Jul 24, 2014

Balochistan: Worrisome Increase in Acid Attacks against Women

Within the past 24 hours, two new cases of acid aggressions were reported in Balochistan; making six young females the victims of such atrocious acts. Although it is uncertain why Baloch women are persistently targeted, these attacks definitely require more attention from the international community as women and families of the victims fear the justice system of the region and seriously lack proper protection. 

Below is an article published by The Express Tribune:

In the first attack, four women sustained minor burn injuries when they were attacked by two men outside a jewellery shop in a marketplace in the Kili Kamalo area on the outskirts of Quetta on Monday [21 July 2014]. The men used syringes to discharge the acid on the women’s faces as they emerged from the shop.

In both incidents, the perpetrators managed to flee the scene and police have not found any clues relating to the attack. No group has claimed responsibility for either incident.

According to SHO Mastung police station Nazir Ahmed Langov, 12-year-old Mawish Jamali and Sarish Jamali, 14, were shopping on Chandni Road, the main bazaar for women in the area, and were attacked on their way home.

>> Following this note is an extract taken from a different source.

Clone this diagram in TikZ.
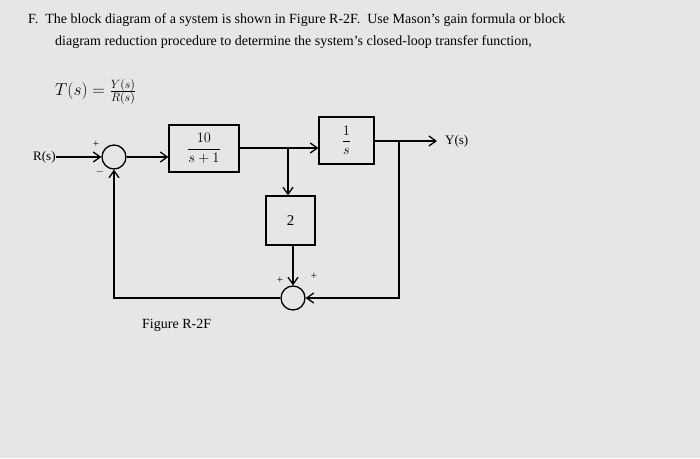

“The victims received minor burn injuries and are in stable condition. The attack meant to terrorize the girls,” Langov told The Express Tribune. The women were admitted to Civil Hospital Mastung. Mawish has received burns to the face while Sarish has burns on her neck. Doctors said the girls would be discharged soon.

The modus operandi was the same in both attacks. Masked men appeared on motorbikes and used syringes to spray acid on the women and the girls. All victims said they had no enmity with any individual or group. They told police they had not received threats or warnings.

Officials in Quetta claim that it is difficult to trace the culprits as the families are not cooperating with the investigation. “The victims in the first attack refused to lodge an FIR and give complete statements,” Home Secretary Akbar Durrani told The Express Tribune. The two sisters attacked on Tuesday have not lodged an FIR, saying their family does not want to pursue the case. Activists say this may be due to mistrust in the justice system.

Durrani surmised that the attacks could be due to a family dispute. “Fanatical groups claim responsibility when they carry out attacks,” he said, pointing to the absence of any statement of responsibility from groups operating in the area. He said security has been beefed up across Balochistan near markets and bazaars since the first day of Ramadan. In recent years, the growing presence of religious groups has been observed by the people of Balochistan. In April 2010, three sisters aged between 14 and 20 years old were attacked as they walked from Kalat city to Pandarani village. Earlier in the month [July 2014], a group calling itself the ‘Baloch Ghairatmand Group’ claimed responsibility for a similar attack on two women in a market in Dalbandin city. The group had warned women to wear the hijab and not to visit markets unaccompanied by men from their families. In 2011, four female Baloch teachers of a private school were attacked with acid by unknown culprits in the Killi Alam area of Saryab.

Meanwhile, female employees in the area complain of receiving threatening phone calls or messages by unidentified groups. Recently, a group attacked a private school in Panjgur and warned the administrators against co-education.